##### Entries supplied #####

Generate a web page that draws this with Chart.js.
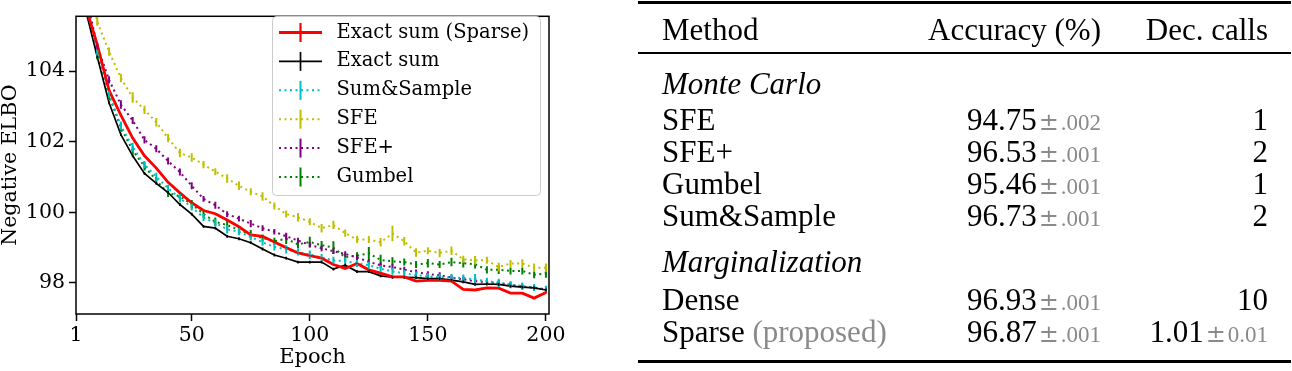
<!DOCTYPE html>
<html><head><meta charset="utf-8">
<script src="https://cdn.jsdelivr.net/npm/chart.js@4.4.0/dist/chart.umd.min.js"></script>
<style>
html,body{margin:0;padding:0;background:#fff;width:1292px;height:371px;overflow:hidden;}
#chartBox{position:absolute;left:0;top:0;width:600px;height:371px;}
#tbl{position:absolute;left:0;top:0;width:1292px;height:371px;font-family:"Liberation Serif","Times New Roman",serif;font-size:31px;color:#000;}
.rule{position:absolute;background:#000;left:638px;width:653px;}
.t{position:absolute;line-height:36px;height:36px;white-space:nowrap;}
.r{text-align:right;}
.pm{color:#8a8a8a;font-size:23px;}
.pms{font-family:"DejaVu Serif",serif;font-size:24px;margin:0 2px 0 2px;}
.g{color:#8a8a8a;}
.it{font-style:italic;}
</style></head>
<body>
<div id="chartBox"><canvas id="c" width="600" height="371"></canvas></div>
<div id="tbl"></div>
<script>
// ---------------- chart data ----------------
const epochs = [1,5,10,15,20,25,30,35,40,45,50,55,60,65,70,75,80,85,90,95,100,105,110,115,120,125,130,135,140,145,150,155,160,165,170,175,180,185,190,195,200];
const exactSumSparse = [112.5,105.85,104.75,103.45,102.75,102.1,101.6,101.25,100.85,100.55,100.27,100.05,99.96,99.78,99.59,99.36,99.32,99.16,99.0,98.85,98.77,98.7,98.52,98.41,98.55,98.37,98.28,98.17,98.17,98.05,98.07,98.07,98.05,97.82,97.8,97.86,97.85,97.71,97.71,97.57,97.73];
const exactSum = [112,105.75,104.4,103.1,102.2,101.6,101.1,100.82,100.56,100.22,99.95,99.6,99.55,99.32,99.25,99.14,98.96,98.79,98.7,98.59,98.59,98.59,98.39,98.5,98.32,98.32,98.2,98.16,98.16,98.15,98.12,98.12,98.08,98.03,97.96,97.97,97.96,97.91,97.88,97.86,97.8];
const sumSample = [112,105.85,104.5,103.35,102.45,101.85,101.35,101.0,100.68,100.4,100.15,99.85,99.7,99.52,99.45,99.3,99.15,99.02,98.95,98.88,98.8,98.72,98.64,98.62,98.55,98.5,98.4,98.33,98.27,98.22,98.18,98.16,98.15,98.14,98.1,98.05,98.0,97.95,97.91,97.87,97.82];
const sfe = [115,107.2,105.4,104.55,103.8,103.25,102.9,102.55,102.1,101.68,101.55,101.35,101.15,100.96,100.75,100.58,100.45,100.18,99.95,99.86,99.73,99.55,99.64,99.41,99.23,99.23,99.15,99.4,99.18,98.86,98.91,98.85,98.91,98.67,98.64,98.64,98.45,98.55,98.55,98.43,98.43];
const sfePlus = [113,106.2,104.7,103.75,103.05,102.6,102.05,101.8,101.45,101.14,100.75,100.38,100.2,99.95,99.82,99.68,99.55,99.45,99.32,99.2,99.08,98.98,98.9,98.82,98.72,98.6,98.5,98.45,98.38,98.3,98.25,98.22,98.15,98.1,98.05,98.02,98.0,97.95,97.9,97.86,97.82];
const gumbel = [112,105.85,104.45,103.3,102.4,101.75,101.3,100.9,100.55,100.45,100.23,99.95,99.73,99.64,99.5,99.38,99.27,99.18,99.25,99.09,99.16,99.07,99.0,98.73,98.77,98.84,98.65,98.61,98.59,98.52,98.56,98.52,98.59,98.56,98.53,98.37,98.37,98.34,98.34,98.23,98.27];

// error bar half-widths (estimated)
const errExactSumSparse = [0.02,0.02,0.02,0.02,0.02,0.02,0.02,0.02,0.02,0.02,0.02,0.02,0.02,0.02,0.02,0.02,0.02,0.02,0.02,0.02,0.02,0.02,0.02,0.02,0.02,0.02,0.02,0.02,0.02,0.02,0.02,0.02,0.02,0.02,0.02,0.02,0.02,0.02,0.02,0.02,0.02];
const errExactSum = [0.04,0.04,0.04,0.04,0.04,0.04,0.04,0.04,0.04,0.04,0.04,0.04,0.04,0.04,0.04,0.04,0.04,0.04,0.04,0.04,0.04,0.04,0.04,0.04,0.04,0.04,0.04,0.04,0.04,0.04,0.04,0.04,0.04,0.04,0.04,0.04,0.04,0.04,0.04,0.04,0.04];
const errSumSample = [0.1,0.1,0.1,0.1,0.12,0.12,0.1,0.12,0.1,0.12,0.1,0.1,0.1,0.12,0.1,0.1,0.1,0.1,0.12,0.1,0.12,0.1,0.1,0.1,0.1,0.1,0.1,0.1,0.1,0.1,0.1,0.1,0.1,0.1,0.15,0.1,0.12,0.1,0.1,0.1,0.1];
const errSfe = [0.15,0.15,0.12,0.12,0.12,0.15,0.12,0.12,0.12,0.12,0.12,0.1,0.1,0.12,0.12,0.1,0.12,0.1,0.1,0.12,0.1,0.12,0.12,0.1,0.1,0.1,0.12,0.22,0.12,0.12,0.1,0.12,0.12,0.1,0.12,0.1,0.12,0.1,0.12,0.12,0.12];
const errSfePlus = [0.1,0.1,0.1,0.1,0.12,0.1,0.1,0.1,0.1,0.1,0.1,0.08,0.1,0.08,0.08,0.1,0.08,0.08,0.1,0.08,0.08,0.08,0.08,0.08,0.08,0.08,0.08,0.08,0.08,0.08,0.08,0.08,0.08,0.08,0.08,0.08,0.08,0.08,0.08,0.08,0.08];
const errGumbel = [0.1,0.1,0.12,0.12,0.12,0.12,0.12,0.1,0.12,0.12,0.12,0.1,0.12,0.12,0.1,0.12,0.1,0.1,0.15,0.1,0.15,0.12,0.18,0.1,0.1,0.18,0.15,0.12,0.1,0.1,0.12,0.1,0.12,0.12,0.12,0.1,0.12,0.1,0.1,0.1,0.12];

const xTicks = [1,50,100,150,200];
const yTicks = [98,100,102,104];
const xTitle = "Epoch";
const yTitle = "Negative ELBO";

// ---------------- table data ----------------
const groupNames = ["Monte Carlo","Marginalization"];
const methodNames = ["SFE","SFE+","Gumbel","Sum&Sample","Dense","Sparse"];
const methodGroup = [0,0,0,0,1,1];
const methodNote = ["","","","","","(proposed)"];
const accuracy = ["94.75","96.53","95.46","96.73","96.93","96.87"];
const accuracyErr = [".002",".001",".001",".001",".001",".001"];
const decCalls = ["1","2","1","2","10","1.01"];
const decCallsErr = ["","","","","","0.01"];
const headers = ["Method","Accuracy (%)","Dec. calls"];

// ---------------- chart ----------------
const FONT = '"DejaVu Serif", serif';
function mk(label, vals, errs, color, width, dash, order){
  return {label, data: epochs.map((e,i)=>({x:e, y:vals[i]})), err: errs,
    borderColor: color, backgroundColor: color, borderWidth: width, borderDash: dash,
    pointRadius: 0, tension: 0, fill:false, clip: 0, order, errWidth: Math.max(1.5, Math.min(width,2))};
}
const datasets = [
  mk("Exact sum (Sparse)", exactSumSparse, errExactSumSparse, "#ff0000", 2.8, [], 0),
  mk("Exact sum", exactSum, errExactSum, "#000000", 1.7, [], 1),
  mk("Sum&Sample", sumSample, errSumSample, "#00bfbf", 2, [2,3.5], 2),
  mk("SFE", sfe, errSfe, "#bfbf00", 2, [2,3.5], 3),
  mk("SFE+", sfePlus, errSfePlus, "#800080", 2, [2,3.5], 4),
  mk("Gumbel", gumbel, errGumbel, "#008000", 2, [2,3.5], 5),
];

const errorBarPlugin = {
  id:'errbars',
  afterDatasetsDraw(chart){
    const {ctx, chartArea:a, scales:{x,y}} = chart;
    ctx.save();
    ctx.beginPath(); ctx.rect(a.left,a.top,a.right-a.left,a.bottom-a.top); ctx.clip();
    const ds = chart.data.datasets.slice().reverse();
    ds.forEach(d=>{
      ctx.strokeStyle = d.borderColor; ctx.lineWidth = d.errWidth; ctx.setLineDash([]);
      d.data.forEach((p,i)=>{
        const e = d.err[i]; const px = x.getPixelForValue(p.x);
        ctx.beginPath();
        ctx.moveTo(px, y.getPixelForValue(p.y-e));
        ctx.lineTo(px, y.getPixelForValue(p.y+e));
        ctx.stroke();
      });
    });
    ctx.restore();
  }
};
const framePlugin = {
  id:'frame',
  afterDraw(chart){
    const {ctx, chartArea:a} = chart;
    ctx.save();
    ctx.strokeStyle = '#000'; ctx.lineWidth = 1.5; ctx.setLineDash([]);
    ctx.strokeRect(a.left, a.top, a.right-a.left, a.bottom-a.top);
    ctx.restore();
  }
};
const legendPlugin = {
  id:'innerLegend',
  afterDraw(chart){
    const {ctx} = chart;
    const bx = 272.5, by = 16.5, bw = 268, bh = 179;
    ctx.save();
    ctx.beginPath();
    ctx.roundRect(bx, by, bw, bh, 4);
    ctx.fillStyle = 'rgba(255,255,255,0.85)'; ctx.fill();
    ctx.strokeStyle = '#cccccc'; ctx.lineWidth = 1; ctx.stroke();
    chart.data.datasets.forEach((d,i)=>{
      const cy = 32.5 + i*28.9;
      ctx.strokeStyle = d.borderColor;
      ctx.lineWidth = d.borderWidth;
      ctx.setLineDash(d.borderDash);
      ctx.beginPath(); ctx.moveTo(279, cy); ctx.lineTo(322, cy); ctx.stroke();
      ctx.setLineDash([]);
      ctx.lineWidth = Math.min(d.borderWidth, 2.2);
      ctx.beginPath(); ctx.moveTo(300.5, cy-9.5); ctx.lineTo(300.5, cy+9.5); ctx.stroke();
      ctx.fillStyle = '#000';
      ctx.font = '19.5px ' + FONT;
      ctx.textBaseline = 'middle';
      ctx.textAlign = 'left';
      ctx.fillText(d.label, 336.5, cy);
    });
    ctx.restore();
  }
};

new Chart(document.getElementById('c'), {
  type:'line',
  data:{datasets},
  options:{
    responsive:false, animation:false, devicePixelRatio:1,
    layout:{padding:{left:0,right:51,top:5,bottom:0}},
    plugins:{legend:{display:false}, tooltip:{enabled:false}},
    scales:{
      x:{type:'linear', min:1, max:201.3, position:'bottom',
        afterBuildTicks:s=>{ s.ticks = xTicks.map(v=>({value:v})); },
        afterFit:s=>{ s.height = 57; },
        ticks:{color:'#000', font:{family:FONT,size:20.5}, padding:2, maxRotation:0, autoSkip:false, callback:v=>String(v)},
        grid:{drawOnChartArea:false, drawTicks:true, tickLength:7, tickColor:'#000', tickWidth:1.5},
        border:{display:false},
        title:{display:true, text:xTitle, color:'#000', font:{family:FONT,size:21,lineHeight:1}, padding:{top:0,bottom:3}}
      },
      y:{type:'linear', min:97.12, max:105.55, position:'left',
        afterBuildTicks:s=>{ s.ticks = yTicks.map(v=>({value:v})); },
        afterFit:s=>{ s.width = 76; },
        ticks:{color:'#000', font:{family:FONT,size:20.5}, padding:4, callback:v=>String(v)},
        grid:{drawOnChartArea:false, drawTicks:true, tickLength:7, tickColor:'#000', tickWidth:1.5},
        border:{display:false},
        title:{display:true, text:yTitle, color:'#000', font:{family:FONT,size:20.5,lineHeight:1}, padding:{top:0,bottom:0}}
      }
    }
  },
  plugins:[errorBarPlugin, framePlugin, legendPlugin]
});

// ---------------- table ----------------
(function(){
  const T = document.getElementById('tbl');
  function rule(top,h){ const d=document.createElement('div'); d.className='rule'; d.style.top=top+'px'; d.style.height=h+'px'; T.appendChild(d); }
  function txt(html, cy, left, right, cls){
    const d=document.createElement('div'); d.className='t '+(cls||'');
    d.style.top=(cy-18)+'px';
    if(left!=null) d.style.left=left+'px';
    if(right!=null){ d.style.right=(1292-right)+'px'; d.className+=' r'; }
    d.innerHTML=html; T.appendChild(d);
  }
  const esc = s=>s.replace(/&/g,'&amp;');
  const pm = v=>'<span class="pm"><span class="pms">\u00b1</span>'+v+'</span>';
  const colL = 662, accR = 1101, callR = 1268;
  rule(1,3); rule(52,2); rule(360,3);
  txt(headers[0], 30, colL);
  txt(headers[1], 30, null, accR);
  txt(headers[2], 30, null, callR);
  const groupY = [84, 262];
  const rowY = [120, 152, 184, 216, 300, 332];
  groupNames.forEach((g,i)=>txt(esc(g), groupY[i], colL, null, 'it'));
  methodNames.forEach((m,i)=>{
    const note = methodNote[i] ? ' <span class="g">'+methodNote[i]+'</span>' : '';
    txt(esc(m)+note, rowY[i], colL);
    txt(accuracy[i]+pm(accuracyErr[i]), rowY[i], null, accR);
    txt(decCalls[i]+(decCallsErr[i]?pm(decCallsErr[i]):''), rowY[i], null, callR);
  });
})();
</script>
</body></html>
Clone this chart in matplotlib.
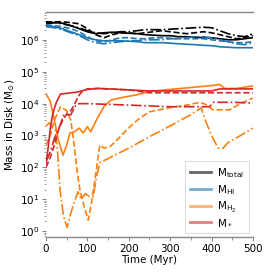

#####

Search the entries for the word "this", then gather every line that has it.

Generate a web page that draws this with Chart.js.
Clone this chart in matplotlib.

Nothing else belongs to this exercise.